* start Data extract *
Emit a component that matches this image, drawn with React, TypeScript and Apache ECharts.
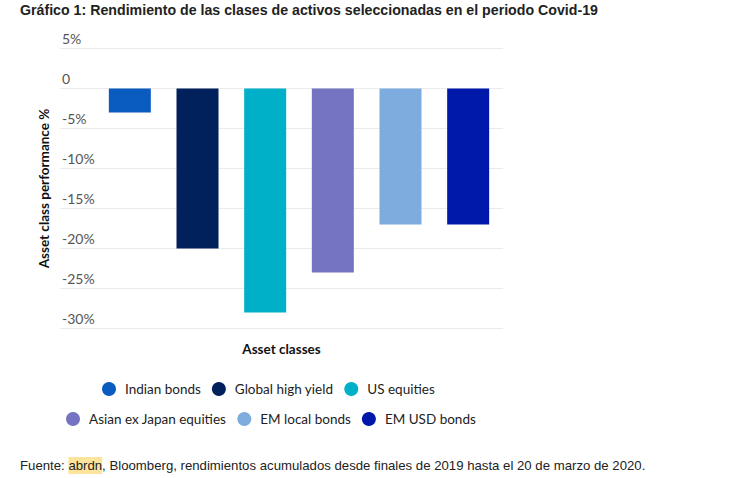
import React, { useEffect, useRef } from "react";
import * as echarts from "echarts";

const titleText = "Gráfico 1: Rendimiento de las clases de activos seleccionadas en el periodo Covid-19";
const categories = [
  "Indian bonds",
  "Global high yield",
  "US equities",
  "Asian ex Japan equities",
  "EM local bonds",
  "EM USD bonds",
];
const values = [-3, -20, -28, -23, -17, -17];
const colors = ["#0a5bc0", "#00215c", "#00afc8", "#7574c2", "#7eacdf", "#0018a9"];
const yMin = -30;
const yMax = 5;
const yStep = 5;
const yAxisName = "Asset class performance %";
const xAxisName = "Asset classes";
const legendRow1 = categories.slice(0, 3);
const legendRow2 = categories.slice(3);

const FONT = "Lato, 'Open Sans', sans-serif";

export default function App() {
  const ref = useRef<HTMLDivElement>(null);
  useEffect(() => {
    if (!ref.current) return;
    document.body.style.margin = "0";
    const chart = echarts.init(ref.current, undefined, { renderer: "svg" });
    const legendCommon = {
      icon: "circle",
      itemWidth: 14,
      itemHeight: 14,
      itemGap: 11,
      orient: "horizontal",
      selectedMode: false,
      textStyle: { fontFamily: FONT, fontSize: 13.5, color: "#222", padding: [0, 0, 0, 4] },
    };
    chart.setOption({
      animation: false,
      backgroundColor: "#ffffff",
      textStyle: { fontFamily: FONT },
      grid: [
        { left: 60, right: 226, top: 48.5, bottom: 149.5 },
        { left: 96, right: 227, top: 48.5, bottom: 149.5 },
      ],
      legend: [
        { ...legendCommon, data: legendRow1, left: 97, top: 377 },
        { ...legendCommon, data: legendRow2, left: 61, top: 407 },
      ],
      xAxis: [
        {
          type: "value",
          gridIndex: 0,
          min: 0,
          max: 1,
          axisLine: { show: false },
          axisTick: { show: false },
          axisLabel: { show: false },
          splitLine: { show: false },
          name: xAxisName,
          nameLocation: "middle",
          nameGap: 13,
          nameTextStyle: { fontFamily: FONT, fontSize: 13.5, fontWeight: "bold", color: "#111" },
        },
        {
          type: "category",
          gridIndex: 1,
          data: categories,
          show: false,
        },
      ],
      yAxis: [
        {
          type: "value",
          gridIndex: 0,
          min: yMin,
          max: yMax,
          interval: yStep,
          axisLine: { show: false },
          axisTick: { show: false },
          splitLine: { lineStyle: { color: "#ebebeb", width: 1 } },
          axisLabel: {
            inside: true,
            margin: 2,
            verticalAlign: "bottom",
            padding: [0, 0, 3, 0],
            fontFamily: FONT,
            fontSize: 14,
            color: "#555",
            formatter: (v: number) => (v === 0 ? "0" : `${v}%`),
          },
          name: yAxisName,
          nameLocation: "middle",
          nameRotate: 90,
          nameGap: 8,
          nameTextStyle: { fontFamily: FONT, fontSize: 13.5, fontWeight: "bold", color: "#111" },
        },
        {
          type: "value",
          gridIndex: 1,
          min: yMin,
          max: yMax,
          interval: yStep,
          show: false,
          splitLine: { show: false },
        },
      ],
      series: categories.map((name, i) => ({
        type: "bar",
        name,
        xAxisIndex: 1,
        yAxisIndex: 1,
        stack: "all",
        barWidth: 42,
        itemStyle: { color: colors[i] },
        data: values.map((v, j) => (j === i ? v : "-")),
      })),
      graphic: [
        {
          type: "text",
          left: 20,
          top: 3,
          style: {
            text: titleText,
            font: "bold 14.2px 'Liberation Sans', Arial, sans-serif",
            fill: "#222",
          },
        },
        {
          type: "text",
          left: 20,
          top: 457,
          style: {
            text: "Fuente: {h|abrdn}, Bloomberg, rendimientos acumulados desde finales de 2019 hasta el 20 de marzo de 2020.",
            font: "13.2px 'Liberation Sans', Arial, sans-serif",
            fill: "#222",
            rich: {
              h: {
                backgroundColor: "#fde49c",
                font: "13.2px 'Liberation Sans', Arial, sans-serif",
                fill: "#222",
                padding: [2, 0, 2, 0],
              },
            },
          },
        },
      ],
    });
    return () => chart.dispose();
  }, []);
  return <div ref={ref} style={{ width: 729, height: 478 }} />;
}
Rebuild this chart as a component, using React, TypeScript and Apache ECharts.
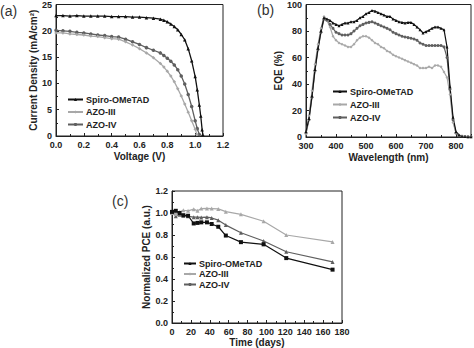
* end Data extract *
Exercise description: Repeat only the lines from the beginning of the material through the line containing "import * as", both ends kept, leaving pictures out.

Solution to the exercise:
Emit a component that matches this image, drawn with React, TypeScript and Apache ECharts.
import React, { useEffect, useRef } from "react";
import * as echarts from "echarts";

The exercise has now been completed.